** START OF Data for this exercise **
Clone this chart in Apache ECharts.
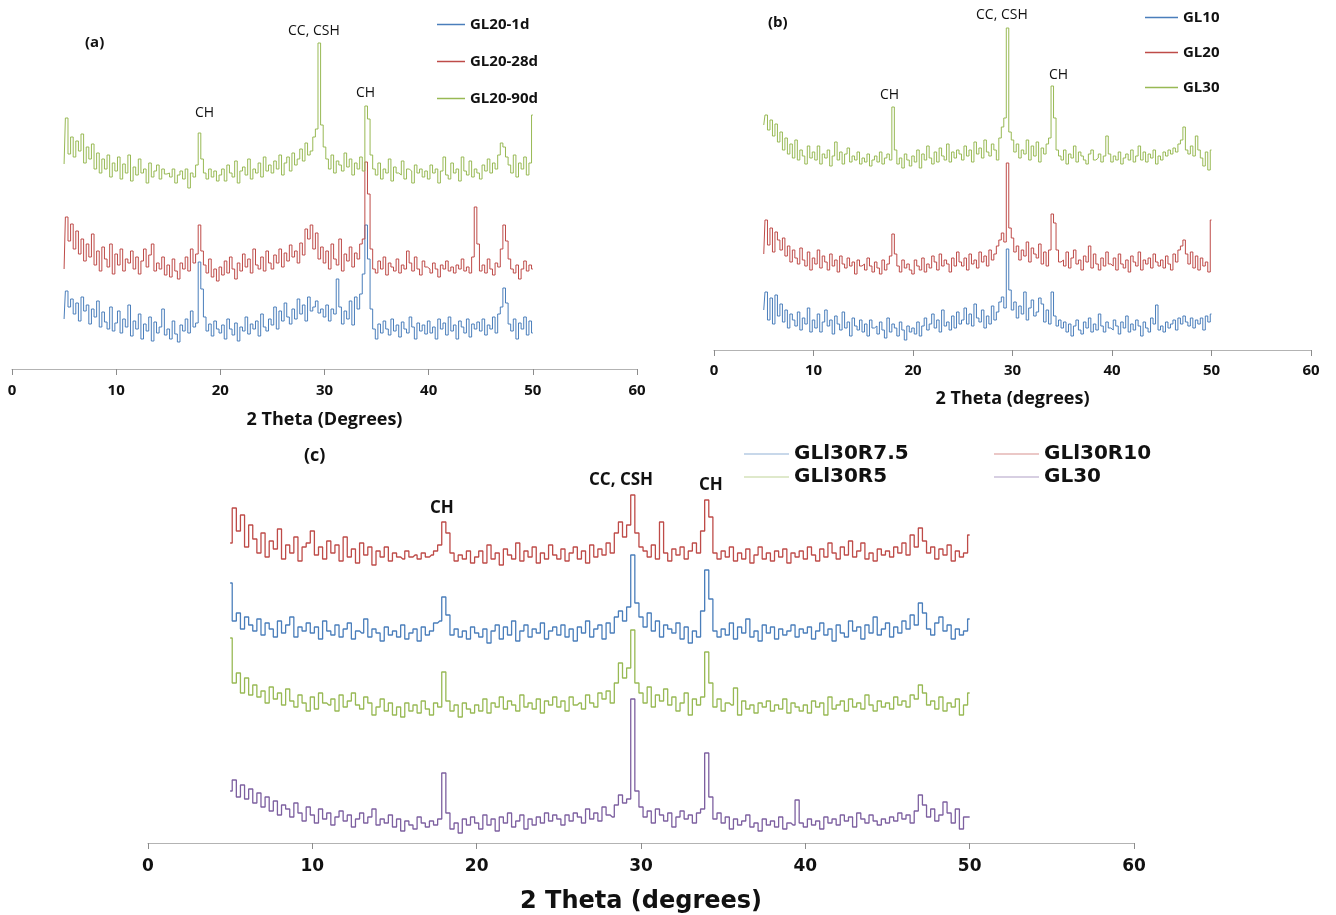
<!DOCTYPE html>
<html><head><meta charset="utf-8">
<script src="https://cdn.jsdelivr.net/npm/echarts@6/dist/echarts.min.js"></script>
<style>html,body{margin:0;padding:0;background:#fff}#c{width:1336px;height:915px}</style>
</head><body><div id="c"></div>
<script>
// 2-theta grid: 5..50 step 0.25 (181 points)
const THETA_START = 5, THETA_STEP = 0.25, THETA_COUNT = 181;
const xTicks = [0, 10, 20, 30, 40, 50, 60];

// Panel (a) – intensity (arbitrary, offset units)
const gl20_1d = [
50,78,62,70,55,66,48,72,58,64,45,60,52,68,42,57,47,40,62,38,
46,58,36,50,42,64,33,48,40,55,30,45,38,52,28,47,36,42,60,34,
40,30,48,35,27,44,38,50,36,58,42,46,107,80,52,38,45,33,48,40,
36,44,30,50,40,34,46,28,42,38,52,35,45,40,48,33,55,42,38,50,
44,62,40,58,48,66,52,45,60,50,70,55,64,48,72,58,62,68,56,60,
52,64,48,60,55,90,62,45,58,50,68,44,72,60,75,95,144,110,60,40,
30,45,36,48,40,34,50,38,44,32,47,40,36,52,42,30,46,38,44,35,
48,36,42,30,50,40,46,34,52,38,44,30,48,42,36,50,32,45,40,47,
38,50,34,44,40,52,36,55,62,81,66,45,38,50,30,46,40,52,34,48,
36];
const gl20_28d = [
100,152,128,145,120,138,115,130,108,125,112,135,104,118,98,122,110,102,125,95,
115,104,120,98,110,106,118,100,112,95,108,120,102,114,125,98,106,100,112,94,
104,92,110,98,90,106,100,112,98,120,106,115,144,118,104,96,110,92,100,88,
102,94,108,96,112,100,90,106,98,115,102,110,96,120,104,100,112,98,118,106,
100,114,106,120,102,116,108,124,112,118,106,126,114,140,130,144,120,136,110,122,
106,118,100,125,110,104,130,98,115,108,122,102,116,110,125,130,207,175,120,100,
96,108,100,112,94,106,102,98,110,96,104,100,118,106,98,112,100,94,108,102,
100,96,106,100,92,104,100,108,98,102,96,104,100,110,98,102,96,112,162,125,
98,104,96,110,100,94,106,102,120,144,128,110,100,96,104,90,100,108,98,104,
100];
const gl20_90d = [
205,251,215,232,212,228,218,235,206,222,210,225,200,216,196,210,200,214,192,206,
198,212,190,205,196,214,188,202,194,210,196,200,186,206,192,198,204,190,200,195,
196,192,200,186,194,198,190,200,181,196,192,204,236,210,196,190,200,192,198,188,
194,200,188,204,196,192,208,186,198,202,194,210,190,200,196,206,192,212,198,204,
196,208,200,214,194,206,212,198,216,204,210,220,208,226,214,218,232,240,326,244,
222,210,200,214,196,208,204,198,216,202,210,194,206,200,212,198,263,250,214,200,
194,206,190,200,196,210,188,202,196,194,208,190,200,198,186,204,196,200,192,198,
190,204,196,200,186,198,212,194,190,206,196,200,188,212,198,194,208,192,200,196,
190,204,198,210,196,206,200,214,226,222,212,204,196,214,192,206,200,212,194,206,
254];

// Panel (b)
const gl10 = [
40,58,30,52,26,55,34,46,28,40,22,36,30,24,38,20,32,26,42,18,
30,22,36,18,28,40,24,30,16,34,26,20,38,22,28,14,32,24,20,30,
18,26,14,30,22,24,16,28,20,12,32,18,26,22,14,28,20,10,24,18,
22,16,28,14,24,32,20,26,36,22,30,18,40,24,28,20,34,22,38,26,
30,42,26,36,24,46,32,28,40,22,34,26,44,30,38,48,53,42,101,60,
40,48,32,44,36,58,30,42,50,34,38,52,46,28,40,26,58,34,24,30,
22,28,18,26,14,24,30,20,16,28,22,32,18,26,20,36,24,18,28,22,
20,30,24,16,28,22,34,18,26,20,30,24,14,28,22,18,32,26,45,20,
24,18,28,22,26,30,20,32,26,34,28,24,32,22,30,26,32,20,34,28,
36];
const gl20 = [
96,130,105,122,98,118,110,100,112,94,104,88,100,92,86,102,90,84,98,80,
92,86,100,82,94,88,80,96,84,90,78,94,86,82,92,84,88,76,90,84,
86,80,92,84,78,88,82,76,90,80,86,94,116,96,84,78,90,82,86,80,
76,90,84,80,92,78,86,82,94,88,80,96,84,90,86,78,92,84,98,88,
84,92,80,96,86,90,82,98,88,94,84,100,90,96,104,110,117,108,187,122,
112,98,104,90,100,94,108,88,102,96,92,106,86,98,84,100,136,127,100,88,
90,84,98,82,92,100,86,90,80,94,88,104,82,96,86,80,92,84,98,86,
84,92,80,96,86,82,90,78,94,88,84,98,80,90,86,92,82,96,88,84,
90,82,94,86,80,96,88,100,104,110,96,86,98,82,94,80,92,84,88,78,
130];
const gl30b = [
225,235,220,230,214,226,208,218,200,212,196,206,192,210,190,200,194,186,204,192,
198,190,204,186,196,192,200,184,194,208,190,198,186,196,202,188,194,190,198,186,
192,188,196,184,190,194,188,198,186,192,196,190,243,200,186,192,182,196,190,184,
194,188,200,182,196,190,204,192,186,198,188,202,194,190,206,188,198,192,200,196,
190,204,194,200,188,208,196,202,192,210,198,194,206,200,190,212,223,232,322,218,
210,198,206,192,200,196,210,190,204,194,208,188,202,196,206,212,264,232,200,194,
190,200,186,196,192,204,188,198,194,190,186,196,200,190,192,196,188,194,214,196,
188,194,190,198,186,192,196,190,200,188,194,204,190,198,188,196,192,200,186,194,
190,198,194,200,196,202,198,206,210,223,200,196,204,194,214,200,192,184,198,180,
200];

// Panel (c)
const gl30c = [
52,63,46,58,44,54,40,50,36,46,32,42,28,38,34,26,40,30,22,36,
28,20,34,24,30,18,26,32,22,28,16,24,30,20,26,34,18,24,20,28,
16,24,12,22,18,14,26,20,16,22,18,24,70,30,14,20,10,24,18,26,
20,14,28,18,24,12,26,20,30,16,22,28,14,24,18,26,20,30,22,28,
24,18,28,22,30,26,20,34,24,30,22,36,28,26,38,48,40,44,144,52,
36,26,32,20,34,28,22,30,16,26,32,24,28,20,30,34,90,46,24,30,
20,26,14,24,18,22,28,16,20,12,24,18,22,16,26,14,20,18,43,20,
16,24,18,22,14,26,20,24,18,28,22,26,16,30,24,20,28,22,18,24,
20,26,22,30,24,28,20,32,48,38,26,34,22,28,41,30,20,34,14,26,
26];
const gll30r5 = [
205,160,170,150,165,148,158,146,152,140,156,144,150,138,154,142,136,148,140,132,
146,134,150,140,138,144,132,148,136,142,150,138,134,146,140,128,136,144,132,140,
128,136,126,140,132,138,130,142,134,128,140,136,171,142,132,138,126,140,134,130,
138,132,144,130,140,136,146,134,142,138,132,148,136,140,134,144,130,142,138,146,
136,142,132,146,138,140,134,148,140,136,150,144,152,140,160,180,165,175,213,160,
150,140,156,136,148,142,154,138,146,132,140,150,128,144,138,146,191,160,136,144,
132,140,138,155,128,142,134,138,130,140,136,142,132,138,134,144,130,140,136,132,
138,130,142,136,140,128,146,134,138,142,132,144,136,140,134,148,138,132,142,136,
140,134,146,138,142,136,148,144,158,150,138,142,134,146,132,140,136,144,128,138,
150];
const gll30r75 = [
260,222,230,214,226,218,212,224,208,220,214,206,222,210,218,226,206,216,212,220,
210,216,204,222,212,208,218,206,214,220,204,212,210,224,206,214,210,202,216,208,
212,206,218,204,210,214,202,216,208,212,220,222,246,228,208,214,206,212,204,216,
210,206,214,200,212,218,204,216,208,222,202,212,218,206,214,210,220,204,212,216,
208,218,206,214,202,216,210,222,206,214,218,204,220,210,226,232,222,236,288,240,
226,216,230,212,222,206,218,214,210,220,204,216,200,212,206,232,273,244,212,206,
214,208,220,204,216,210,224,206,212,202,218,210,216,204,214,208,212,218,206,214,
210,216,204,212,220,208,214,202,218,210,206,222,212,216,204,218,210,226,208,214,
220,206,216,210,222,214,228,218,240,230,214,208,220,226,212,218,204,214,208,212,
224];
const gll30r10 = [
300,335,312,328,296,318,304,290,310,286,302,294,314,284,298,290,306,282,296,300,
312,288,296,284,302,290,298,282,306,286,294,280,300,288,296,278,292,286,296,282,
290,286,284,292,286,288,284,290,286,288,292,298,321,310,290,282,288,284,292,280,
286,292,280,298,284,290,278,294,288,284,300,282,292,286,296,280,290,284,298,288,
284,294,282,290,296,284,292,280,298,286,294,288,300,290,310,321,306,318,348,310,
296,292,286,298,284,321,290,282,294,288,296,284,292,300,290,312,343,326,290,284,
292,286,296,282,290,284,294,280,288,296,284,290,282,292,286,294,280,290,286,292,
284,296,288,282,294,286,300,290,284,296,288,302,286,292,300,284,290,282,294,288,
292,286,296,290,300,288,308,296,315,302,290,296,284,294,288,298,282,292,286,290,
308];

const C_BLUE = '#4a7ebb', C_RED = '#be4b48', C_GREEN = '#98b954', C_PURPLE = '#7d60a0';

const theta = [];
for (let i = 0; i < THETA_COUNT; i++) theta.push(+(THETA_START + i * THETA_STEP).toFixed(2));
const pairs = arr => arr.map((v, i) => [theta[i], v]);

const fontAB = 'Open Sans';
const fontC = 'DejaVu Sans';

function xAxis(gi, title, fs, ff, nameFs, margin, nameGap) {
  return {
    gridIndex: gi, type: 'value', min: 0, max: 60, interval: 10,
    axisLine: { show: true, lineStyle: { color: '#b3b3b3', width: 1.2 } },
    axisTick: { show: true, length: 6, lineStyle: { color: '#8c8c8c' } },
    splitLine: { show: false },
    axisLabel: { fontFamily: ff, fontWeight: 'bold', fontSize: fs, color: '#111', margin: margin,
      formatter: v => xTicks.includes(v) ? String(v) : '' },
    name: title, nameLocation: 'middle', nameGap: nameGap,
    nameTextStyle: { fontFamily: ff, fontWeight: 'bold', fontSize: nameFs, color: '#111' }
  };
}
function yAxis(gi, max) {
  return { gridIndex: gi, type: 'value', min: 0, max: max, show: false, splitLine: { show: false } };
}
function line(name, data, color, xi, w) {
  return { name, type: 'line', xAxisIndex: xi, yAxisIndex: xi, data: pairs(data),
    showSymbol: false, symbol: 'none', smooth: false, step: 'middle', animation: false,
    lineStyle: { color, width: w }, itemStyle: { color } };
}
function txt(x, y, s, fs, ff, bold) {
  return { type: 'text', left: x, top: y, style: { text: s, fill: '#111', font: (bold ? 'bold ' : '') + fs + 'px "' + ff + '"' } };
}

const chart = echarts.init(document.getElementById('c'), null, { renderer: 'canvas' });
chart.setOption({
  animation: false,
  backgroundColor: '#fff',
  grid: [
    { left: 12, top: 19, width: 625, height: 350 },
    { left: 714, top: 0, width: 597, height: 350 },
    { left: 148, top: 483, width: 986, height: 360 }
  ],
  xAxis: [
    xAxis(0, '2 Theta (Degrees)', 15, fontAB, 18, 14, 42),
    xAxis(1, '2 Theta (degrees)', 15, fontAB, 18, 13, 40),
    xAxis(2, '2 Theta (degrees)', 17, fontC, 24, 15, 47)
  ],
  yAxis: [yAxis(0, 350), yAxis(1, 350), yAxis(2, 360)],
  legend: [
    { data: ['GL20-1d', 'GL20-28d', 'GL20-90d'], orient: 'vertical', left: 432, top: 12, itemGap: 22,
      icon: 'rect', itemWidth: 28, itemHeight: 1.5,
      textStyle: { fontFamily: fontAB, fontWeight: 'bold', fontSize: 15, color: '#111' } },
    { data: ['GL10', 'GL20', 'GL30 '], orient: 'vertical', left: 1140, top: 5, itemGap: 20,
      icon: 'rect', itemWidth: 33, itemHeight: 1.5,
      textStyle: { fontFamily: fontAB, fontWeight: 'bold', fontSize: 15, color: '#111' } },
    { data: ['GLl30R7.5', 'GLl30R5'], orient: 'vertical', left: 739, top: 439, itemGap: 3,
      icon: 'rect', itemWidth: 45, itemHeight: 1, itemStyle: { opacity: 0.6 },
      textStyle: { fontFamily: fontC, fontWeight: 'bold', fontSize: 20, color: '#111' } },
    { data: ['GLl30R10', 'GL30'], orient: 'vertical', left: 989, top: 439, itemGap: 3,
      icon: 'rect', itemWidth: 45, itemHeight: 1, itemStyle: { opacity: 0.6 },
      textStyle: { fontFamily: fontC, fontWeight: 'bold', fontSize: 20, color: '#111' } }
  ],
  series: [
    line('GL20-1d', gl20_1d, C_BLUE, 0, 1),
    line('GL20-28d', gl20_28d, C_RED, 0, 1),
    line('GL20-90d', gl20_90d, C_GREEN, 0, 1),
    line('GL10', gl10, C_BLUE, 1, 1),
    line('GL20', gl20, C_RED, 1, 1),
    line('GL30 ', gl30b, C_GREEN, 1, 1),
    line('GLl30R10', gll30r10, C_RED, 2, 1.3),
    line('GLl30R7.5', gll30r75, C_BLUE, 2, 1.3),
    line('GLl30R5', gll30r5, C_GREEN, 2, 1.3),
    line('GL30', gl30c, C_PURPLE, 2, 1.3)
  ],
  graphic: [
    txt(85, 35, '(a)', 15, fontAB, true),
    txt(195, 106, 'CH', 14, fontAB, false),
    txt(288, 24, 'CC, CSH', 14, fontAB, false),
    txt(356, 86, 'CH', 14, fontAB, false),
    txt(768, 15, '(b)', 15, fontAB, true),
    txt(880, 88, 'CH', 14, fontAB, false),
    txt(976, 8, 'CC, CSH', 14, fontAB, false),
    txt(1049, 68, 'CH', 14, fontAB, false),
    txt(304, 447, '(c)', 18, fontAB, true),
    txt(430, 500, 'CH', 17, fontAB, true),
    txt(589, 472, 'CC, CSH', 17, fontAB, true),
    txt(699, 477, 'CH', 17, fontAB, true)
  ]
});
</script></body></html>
** END OF Data for this exercise **
** START OF Data for this exercise **
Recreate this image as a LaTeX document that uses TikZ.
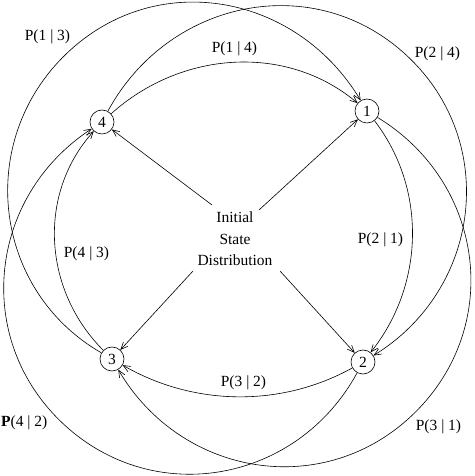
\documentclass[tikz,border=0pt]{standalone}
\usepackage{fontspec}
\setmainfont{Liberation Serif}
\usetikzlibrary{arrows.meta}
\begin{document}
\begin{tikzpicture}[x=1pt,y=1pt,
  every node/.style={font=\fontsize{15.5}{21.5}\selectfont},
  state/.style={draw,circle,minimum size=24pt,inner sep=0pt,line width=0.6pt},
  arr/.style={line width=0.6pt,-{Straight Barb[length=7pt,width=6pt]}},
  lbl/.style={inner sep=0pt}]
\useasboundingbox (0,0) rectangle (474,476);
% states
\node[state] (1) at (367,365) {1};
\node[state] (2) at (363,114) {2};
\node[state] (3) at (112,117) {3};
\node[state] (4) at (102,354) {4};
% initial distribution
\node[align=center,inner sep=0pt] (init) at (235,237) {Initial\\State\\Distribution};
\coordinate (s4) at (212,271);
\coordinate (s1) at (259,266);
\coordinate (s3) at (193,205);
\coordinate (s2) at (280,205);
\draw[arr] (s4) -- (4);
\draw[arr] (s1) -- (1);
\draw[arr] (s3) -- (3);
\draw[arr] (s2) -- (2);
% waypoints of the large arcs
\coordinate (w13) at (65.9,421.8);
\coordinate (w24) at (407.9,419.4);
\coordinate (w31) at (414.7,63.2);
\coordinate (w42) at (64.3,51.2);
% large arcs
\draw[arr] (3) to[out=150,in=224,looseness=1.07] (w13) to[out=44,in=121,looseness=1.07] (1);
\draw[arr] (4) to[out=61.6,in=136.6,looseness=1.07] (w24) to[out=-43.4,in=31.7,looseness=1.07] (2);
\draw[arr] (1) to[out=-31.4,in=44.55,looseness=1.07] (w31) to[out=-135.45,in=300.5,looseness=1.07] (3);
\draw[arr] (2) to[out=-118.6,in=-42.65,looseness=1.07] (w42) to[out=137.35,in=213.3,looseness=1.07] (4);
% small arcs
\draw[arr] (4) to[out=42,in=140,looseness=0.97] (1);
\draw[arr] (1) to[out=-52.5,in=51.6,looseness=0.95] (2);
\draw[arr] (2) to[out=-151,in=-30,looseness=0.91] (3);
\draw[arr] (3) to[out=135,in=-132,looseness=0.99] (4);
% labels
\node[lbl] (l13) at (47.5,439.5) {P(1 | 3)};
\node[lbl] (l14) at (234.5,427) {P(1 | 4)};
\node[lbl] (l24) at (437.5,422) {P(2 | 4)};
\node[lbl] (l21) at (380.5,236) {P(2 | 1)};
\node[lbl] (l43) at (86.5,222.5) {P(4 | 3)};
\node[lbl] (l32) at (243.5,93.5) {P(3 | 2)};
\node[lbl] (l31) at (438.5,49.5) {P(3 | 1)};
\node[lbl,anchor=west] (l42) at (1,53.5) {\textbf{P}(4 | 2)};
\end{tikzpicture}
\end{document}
** END OF Data for this exercise **
▸ **Problem to work on**
Go back to the lines above and output, exactly as they stand, the ones from the line containing "Clone this chart in Apache ECharts." to the line containing "const xTicks = [0, 10, 20, 30, 40, 50, 60];". Leave all pictures behind.

▸ **Final answer**
Clone this chart in Apache ECharts.
<!DOCTYPE html>
<html><head><meta charset="utf-8">
<script src="https://cdn.jsdelivr.net/npm/echarts@6/dist/echarts.min.js"></script>
<style>html,body{margin:0;padding:0;background:#fff}#c{width:1336px;height:915px}</style>
</head><body><div id="c"></div>
<script>
// 2-theta grid: 5..50 step 0.25 (181 points)
const THETA_START = 5, THETA_STEP = 0.25, THETA_COUNT = 181;
const xTicks = [0, 10, 20, 30, 40, 50, 60];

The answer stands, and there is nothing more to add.